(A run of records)
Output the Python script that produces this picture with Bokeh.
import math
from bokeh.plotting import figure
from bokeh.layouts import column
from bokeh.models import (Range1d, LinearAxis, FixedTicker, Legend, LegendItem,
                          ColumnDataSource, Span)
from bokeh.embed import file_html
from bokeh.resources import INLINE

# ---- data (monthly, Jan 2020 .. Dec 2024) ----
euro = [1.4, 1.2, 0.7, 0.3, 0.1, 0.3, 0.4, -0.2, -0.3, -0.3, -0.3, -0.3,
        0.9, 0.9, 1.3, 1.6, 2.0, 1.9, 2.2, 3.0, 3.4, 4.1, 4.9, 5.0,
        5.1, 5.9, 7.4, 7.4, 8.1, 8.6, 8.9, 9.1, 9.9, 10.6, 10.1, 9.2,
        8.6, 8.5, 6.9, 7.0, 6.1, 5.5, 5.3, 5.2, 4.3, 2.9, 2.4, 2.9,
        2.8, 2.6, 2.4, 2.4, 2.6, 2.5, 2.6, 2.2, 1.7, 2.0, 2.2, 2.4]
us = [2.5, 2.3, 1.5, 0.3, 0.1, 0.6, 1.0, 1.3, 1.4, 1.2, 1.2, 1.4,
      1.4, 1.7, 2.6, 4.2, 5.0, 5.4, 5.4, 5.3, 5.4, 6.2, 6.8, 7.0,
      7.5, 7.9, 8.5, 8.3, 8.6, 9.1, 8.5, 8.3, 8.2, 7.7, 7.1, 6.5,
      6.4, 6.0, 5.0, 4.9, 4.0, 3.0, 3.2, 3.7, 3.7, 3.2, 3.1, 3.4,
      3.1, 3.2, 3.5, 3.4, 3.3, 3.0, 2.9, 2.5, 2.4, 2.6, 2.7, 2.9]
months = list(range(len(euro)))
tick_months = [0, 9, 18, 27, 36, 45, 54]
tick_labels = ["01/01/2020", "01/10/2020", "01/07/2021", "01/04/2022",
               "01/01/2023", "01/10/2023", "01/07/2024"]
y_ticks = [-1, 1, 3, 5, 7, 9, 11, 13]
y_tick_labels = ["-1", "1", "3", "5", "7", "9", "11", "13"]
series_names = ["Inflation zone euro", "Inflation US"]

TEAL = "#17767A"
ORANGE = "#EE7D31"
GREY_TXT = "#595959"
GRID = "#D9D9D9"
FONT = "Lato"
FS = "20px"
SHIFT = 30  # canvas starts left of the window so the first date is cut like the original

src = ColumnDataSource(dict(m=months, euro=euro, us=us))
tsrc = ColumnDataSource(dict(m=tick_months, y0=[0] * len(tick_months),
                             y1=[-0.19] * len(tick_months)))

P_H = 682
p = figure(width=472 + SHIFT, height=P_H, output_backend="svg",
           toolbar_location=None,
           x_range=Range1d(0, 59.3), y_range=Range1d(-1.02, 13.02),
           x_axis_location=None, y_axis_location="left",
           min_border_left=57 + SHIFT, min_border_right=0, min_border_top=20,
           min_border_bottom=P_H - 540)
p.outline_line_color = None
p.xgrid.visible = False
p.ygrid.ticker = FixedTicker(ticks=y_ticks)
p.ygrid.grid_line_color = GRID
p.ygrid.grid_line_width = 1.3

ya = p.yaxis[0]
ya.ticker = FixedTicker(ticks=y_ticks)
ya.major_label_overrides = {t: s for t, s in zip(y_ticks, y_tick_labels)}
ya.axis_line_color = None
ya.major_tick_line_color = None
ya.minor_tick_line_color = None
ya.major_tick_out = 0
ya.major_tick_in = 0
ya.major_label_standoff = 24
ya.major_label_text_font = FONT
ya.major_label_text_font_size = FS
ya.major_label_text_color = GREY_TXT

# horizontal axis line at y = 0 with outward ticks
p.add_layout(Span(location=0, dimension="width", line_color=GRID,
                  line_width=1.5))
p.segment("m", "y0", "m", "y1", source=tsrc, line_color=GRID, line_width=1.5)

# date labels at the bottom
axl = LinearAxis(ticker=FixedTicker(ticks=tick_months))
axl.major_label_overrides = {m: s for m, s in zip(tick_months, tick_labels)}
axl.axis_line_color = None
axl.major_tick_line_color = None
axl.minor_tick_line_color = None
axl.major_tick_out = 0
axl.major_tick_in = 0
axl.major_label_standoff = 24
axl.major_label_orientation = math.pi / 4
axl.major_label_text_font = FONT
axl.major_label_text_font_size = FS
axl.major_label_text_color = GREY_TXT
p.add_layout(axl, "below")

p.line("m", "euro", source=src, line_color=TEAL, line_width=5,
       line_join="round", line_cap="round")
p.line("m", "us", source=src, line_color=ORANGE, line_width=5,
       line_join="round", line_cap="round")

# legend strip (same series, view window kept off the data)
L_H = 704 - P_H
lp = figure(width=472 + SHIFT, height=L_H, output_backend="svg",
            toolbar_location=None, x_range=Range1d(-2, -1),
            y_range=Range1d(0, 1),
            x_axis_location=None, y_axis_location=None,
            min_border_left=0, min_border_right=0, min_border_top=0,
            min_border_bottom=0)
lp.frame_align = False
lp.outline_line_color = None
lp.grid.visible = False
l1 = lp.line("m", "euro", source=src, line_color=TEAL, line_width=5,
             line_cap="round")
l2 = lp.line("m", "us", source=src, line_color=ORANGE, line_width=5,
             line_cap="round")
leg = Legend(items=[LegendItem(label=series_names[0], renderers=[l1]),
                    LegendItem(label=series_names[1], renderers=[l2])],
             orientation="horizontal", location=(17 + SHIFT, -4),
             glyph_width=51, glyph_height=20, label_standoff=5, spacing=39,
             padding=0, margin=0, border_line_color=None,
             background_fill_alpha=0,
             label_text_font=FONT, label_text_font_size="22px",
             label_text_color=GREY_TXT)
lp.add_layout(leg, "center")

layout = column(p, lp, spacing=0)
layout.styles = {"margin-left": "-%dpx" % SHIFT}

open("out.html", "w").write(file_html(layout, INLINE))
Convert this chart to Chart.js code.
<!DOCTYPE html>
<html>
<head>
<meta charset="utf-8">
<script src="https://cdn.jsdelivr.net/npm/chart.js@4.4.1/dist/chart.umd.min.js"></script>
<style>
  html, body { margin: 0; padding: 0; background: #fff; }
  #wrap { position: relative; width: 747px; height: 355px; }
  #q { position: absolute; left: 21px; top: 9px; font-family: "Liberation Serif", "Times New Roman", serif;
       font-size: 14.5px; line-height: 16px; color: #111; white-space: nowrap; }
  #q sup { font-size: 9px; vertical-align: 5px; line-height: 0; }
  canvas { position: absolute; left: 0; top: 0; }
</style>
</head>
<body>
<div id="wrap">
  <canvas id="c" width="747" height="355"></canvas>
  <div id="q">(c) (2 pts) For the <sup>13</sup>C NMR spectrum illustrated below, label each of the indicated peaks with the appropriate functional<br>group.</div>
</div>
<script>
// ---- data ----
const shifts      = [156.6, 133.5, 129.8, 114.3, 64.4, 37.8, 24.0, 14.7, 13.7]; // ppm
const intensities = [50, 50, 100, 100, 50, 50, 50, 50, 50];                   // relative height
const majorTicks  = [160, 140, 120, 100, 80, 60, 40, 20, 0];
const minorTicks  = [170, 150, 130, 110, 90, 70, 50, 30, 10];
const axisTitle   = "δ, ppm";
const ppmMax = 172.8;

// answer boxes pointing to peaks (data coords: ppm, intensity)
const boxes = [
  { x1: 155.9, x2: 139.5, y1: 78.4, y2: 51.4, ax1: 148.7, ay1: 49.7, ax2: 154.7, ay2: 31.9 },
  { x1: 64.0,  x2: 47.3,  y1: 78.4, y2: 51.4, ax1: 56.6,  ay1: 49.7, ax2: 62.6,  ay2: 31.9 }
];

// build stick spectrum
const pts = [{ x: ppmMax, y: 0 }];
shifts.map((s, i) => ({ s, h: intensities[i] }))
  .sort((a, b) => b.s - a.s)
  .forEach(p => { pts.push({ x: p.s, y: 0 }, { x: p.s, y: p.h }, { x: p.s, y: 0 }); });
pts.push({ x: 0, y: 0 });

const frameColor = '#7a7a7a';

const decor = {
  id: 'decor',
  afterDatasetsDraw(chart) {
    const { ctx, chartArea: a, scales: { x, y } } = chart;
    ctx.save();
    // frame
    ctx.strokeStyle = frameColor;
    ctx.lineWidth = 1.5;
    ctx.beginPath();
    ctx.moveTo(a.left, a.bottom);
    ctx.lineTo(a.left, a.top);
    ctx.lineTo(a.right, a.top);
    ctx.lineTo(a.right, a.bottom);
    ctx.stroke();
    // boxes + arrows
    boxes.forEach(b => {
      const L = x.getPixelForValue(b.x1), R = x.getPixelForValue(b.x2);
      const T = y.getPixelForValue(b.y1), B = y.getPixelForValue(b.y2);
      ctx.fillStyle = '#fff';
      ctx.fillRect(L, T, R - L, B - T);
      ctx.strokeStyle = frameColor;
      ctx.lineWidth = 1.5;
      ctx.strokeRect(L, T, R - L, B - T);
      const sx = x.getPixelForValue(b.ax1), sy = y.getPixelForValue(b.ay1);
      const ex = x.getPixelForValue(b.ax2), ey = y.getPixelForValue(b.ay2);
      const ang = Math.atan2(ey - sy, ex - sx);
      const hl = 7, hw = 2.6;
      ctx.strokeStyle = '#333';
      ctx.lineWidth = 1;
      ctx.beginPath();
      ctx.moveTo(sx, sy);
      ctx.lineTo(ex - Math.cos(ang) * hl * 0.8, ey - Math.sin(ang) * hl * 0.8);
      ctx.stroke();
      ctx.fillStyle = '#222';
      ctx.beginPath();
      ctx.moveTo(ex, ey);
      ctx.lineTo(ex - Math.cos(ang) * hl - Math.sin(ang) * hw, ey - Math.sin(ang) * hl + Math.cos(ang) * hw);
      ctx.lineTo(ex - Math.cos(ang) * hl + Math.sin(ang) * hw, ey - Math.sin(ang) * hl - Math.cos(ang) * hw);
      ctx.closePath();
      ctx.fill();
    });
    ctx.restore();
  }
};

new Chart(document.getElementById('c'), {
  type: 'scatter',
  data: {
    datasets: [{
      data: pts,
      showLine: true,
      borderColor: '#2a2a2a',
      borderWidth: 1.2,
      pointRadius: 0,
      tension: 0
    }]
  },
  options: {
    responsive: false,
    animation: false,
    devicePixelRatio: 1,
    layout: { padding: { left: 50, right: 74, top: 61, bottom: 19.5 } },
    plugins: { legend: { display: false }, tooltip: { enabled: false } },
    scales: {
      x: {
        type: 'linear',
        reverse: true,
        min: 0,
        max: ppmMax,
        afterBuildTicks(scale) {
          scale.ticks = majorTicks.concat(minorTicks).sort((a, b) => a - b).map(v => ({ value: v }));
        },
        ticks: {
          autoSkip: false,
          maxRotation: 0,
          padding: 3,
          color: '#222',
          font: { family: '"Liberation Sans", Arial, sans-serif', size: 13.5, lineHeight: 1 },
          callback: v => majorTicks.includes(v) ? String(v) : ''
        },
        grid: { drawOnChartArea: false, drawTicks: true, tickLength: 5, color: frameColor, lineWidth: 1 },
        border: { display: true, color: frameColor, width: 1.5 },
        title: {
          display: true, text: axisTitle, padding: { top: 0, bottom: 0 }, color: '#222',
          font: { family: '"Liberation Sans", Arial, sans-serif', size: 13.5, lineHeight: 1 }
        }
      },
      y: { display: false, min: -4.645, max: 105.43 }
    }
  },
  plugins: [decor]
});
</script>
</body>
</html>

• EXERCISE DETAILS:
Return, please, the lines of the data from the first through the line containing "from bokeh.resources import INLINE", both kept, exactly as they stand and nothing more.

• PROBLEM SOLUTION:
Output the Python script that produces this picture with Bokeh.
import math
from bokeh.plotting import figure
from bokeh.layouts import column
from bokeh.models import (Range1d, LinearAxis, FixedTicker, Legend, LegendItem,
                          ColumnDataSource, Span)
from bokeh.embed import file_html
from bokeh.resources import INLINE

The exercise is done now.